■ GIVEN EXERCISE ■
Return all lines from the listing below in which the string "this" occurs.

--- START MATERIAL FOR THE TASK ---

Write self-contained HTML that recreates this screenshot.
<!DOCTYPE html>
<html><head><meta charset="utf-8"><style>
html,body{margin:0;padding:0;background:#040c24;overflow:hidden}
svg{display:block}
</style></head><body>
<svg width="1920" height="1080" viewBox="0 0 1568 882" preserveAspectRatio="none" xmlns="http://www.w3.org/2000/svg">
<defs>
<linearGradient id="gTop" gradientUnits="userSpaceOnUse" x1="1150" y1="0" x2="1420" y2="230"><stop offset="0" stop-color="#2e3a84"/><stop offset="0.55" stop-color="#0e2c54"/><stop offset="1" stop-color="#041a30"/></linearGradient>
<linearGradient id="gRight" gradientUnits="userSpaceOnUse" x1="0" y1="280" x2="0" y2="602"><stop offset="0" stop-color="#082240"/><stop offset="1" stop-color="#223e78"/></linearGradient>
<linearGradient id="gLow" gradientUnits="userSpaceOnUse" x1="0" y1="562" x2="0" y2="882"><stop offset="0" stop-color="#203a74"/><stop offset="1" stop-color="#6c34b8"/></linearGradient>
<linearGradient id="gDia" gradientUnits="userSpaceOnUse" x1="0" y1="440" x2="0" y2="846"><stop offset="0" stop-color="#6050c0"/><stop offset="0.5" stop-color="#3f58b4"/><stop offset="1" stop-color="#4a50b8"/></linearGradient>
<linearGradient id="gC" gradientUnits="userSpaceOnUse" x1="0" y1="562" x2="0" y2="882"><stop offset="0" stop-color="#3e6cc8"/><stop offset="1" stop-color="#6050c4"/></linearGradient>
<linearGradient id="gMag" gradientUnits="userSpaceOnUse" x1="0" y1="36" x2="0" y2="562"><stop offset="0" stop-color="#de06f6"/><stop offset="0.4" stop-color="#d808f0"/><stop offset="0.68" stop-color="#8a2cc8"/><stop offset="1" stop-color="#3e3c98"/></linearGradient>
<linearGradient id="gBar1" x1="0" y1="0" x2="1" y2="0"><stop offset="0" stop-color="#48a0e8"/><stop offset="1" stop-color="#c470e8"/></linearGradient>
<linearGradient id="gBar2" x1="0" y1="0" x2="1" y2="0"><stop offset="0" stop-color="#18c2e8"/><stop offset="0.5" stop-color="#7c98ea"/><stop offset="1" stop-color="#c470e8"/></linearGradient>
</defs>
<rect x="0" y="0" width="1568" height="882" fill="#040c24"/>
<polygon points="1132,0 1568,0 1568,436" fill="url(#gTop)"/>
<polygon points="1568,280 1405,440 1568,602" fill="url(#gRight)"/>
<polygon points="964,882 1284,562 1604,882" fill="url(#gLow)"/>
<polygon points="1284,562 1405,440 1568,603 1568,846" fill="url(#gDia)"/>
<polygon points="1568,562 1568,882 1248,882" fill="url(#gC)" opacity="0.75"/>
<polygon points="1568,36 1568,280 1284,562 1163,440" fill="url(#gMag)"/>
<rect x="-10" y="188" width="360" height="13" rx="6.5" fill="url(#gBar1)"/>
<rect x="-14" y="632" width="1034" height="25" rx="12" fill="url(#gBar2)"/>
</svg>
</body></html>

--- END MATERIAL FOR THE TASK ---
--- START MATERIAL FOR THE TASK ---

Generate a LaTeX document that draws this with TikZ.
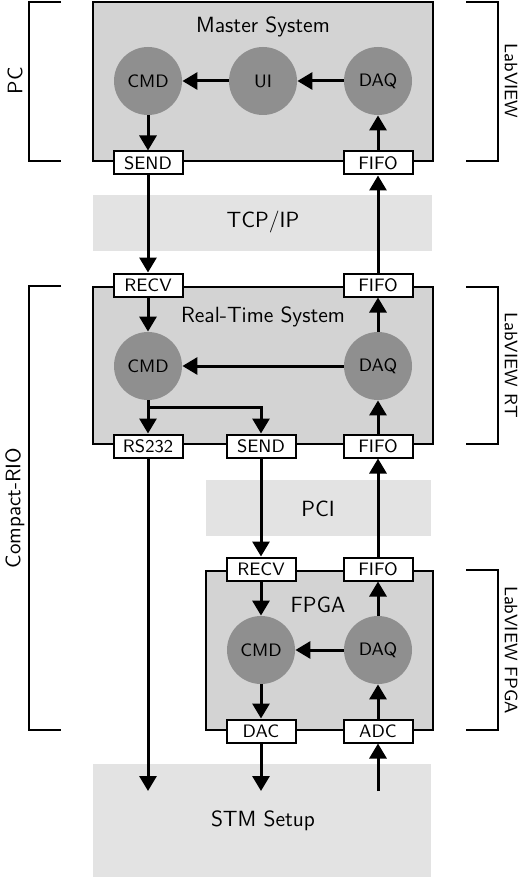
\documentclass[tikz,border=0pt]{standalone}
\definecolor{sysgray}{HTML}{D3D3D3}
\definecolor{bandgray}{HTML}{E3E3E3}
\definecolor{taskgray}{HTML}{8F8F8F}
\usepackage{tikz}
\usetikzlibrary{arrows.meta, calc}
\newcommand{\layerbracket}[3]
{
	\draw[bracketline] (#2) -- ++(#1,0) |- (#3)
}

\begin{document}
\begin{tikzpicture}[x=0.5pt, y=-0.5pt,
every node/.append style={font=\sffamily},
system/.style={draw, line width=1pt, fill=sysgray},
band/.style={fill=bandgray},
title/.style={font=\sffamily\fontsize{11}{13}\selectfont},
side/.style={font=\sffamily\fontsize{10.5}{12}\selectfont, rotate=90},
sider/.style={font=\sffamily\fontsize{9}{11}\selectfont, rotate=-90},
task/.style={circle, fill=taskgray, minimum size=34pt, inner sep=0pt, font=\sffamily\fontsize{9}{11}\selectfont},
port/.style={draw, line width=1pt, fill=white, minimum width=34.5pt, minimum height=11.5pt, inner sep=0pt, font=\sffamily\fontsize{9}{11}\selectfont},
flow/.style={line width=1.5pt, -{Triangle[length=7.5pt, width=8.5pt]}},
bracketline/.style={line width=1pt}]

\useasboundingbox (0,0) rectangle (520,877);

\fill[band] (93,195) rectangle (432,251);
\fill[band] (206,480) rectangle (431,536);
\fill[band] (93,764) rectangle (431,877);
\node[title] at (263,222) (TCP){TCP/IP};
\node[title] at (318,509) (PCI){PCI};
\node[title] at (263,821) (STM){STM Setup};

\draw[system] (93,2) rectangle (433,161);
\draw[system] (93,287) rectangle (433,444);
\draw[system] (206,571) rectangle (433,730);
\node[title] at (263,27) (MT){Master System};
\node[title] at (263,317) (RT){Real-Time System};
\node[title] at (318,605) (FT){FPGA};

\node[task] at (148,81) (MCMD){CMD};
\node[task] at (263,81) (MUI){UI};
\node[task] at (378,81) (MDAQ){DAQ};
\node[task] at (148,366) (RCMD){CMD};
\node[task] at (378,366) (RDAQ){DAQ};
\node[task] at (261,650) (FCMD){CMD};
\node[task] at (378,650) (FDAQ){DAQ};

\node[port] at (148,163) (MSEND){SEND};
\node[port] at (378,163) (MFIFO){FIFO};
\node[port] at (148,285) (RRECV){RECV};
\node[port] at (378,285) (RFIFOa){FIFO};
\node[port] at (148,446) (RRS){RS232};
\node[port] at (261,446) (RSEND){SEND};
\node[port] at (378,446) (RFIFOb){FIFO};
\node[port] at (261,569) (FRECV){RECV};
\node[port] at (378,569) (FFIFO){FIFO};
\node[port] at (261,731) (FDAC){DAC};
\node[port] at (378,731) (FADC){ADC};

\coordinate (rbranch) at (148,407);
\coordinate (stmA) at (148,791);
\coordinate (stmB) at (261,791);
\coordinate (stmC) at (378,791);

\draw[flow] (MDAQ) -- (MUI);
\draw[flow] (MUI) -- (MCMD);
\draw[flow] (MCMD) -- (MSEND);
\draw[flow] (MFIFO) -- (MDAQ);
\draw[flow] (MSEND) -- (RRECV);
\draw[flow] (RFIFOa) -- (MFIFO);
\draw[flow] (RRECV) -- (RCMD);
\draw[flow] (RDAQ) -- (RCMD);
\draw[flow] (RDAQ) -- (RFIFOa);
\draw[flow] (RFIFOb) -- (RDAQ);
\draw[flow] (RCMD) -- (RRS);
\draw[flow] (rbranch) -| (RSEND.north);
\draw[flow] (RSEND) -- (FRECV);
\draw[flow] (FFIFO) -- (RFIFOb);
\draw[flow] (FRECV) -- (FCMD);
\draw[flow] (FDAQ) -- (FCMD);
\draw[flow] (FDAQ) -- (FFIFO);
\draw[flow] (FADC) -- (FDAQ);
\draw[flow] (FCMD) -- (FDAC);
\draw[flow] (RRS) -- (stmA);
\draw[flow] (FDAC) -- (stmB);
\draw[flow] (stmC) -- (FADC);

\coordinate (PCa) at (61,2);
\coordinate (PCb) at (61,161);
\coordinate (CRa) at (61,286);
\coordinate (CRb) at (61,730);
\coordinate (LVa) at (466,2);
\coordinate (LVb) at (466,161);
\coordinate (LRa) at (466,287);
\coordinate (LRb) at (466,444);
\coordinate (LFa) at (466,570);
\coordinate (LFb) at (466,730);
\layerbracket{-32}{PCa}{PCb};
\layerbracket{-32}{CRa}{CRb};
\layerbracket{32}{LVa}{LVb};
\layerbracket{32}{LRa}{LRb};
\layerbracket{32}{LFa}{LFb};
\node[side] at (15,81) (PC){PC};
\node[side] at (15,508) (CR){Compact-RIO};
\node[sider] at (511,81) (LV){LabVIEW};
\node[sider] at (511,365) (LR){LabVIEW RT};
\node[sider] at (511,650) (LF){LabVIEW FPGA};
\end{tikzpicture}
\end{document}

--- END MATERIAL FOR THE TASK ---
--- START MATERIAL FOR THE TASK ---

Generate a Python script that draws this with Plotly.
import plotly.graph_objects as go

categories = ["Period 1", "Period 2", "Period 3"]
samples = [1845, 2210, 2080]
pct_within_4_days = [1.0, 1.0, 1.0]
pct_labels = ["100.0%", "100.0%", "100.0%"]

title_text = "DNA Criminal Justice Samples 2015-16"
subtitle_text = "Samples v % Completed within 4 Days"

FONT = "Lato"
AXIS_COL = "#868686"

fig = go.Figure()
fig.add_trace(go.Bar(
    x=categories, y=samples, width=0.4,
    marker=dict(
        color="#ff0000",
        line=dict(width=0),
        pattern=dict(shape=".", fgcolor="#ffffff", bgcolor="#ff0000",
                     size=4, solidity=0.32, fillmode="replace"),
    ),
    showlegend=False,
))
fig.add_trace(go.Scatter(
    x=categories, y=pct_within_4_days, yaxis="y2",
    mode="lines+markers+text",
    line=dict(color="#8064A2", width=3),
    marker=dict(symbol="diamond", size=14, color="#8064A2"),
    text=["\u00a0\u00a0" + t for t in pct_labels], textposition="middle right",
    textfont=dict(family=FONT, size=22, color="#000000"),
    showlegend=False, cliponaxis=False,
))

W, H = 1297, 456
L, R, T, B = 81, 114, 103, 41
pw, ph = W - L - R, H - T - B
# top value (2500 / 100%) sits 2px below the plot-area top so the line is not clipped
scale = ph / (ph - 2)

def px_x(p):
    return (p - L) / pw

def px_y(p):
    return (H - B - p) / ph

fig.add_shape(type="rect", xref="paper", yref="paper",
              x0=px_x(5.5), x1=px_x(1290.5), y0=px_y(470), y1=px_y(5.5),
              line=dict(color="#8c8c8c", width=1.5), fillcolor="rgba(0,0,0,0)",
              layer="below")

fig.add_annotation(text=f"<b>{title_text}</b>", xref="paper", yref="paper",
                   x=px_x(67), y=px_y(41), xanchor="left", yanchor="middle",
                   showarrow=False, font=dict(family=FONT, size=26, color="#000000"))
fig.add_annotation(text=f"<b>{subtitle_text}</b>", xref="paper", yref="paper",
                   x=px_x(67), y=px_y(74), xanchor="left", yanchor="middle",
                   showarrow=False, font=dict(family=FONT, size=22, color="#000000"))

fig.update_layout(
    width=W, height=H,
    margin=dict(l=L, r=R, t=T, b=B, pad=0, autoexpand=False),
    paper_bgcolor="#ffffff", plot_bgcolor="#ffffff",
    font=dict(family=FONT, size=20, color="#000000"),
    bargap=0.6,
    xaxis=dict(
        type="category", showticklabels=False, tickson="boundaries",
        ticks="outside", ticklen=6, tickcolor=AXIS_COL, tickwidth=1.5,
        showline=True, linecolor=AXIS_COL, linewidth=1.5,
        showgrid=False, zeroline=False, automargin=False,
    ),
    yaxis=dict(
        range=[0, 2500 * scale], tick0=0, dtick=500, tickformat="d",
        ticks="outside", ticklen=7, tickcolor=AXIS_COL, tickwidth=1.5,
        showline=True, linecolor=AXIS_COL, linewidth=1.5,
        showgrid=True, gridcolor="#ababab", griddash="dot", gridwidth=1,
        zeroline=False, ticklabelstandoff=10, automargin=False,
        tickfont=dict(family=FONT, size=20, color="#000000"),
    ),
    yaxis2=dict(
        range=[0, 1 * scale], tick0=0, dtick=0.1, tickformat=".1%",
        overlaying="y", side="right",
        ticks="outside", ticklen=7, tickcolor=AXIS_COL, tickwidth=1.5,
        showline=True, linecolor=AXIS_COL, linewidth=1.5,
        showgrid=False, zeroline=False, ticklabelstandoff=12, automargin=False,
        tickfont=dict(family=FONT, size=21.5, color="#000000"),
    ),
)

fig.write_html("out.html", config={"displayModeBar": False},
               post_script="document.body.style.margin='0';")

--- END MATERIAL FOR THE TASK ---

■ RESULT ■
Write self-contained HTML that recreates this screenshot.
Generate a LaTeX document that draws this with TikZ.
Generate a Python script that draws this with Plotly.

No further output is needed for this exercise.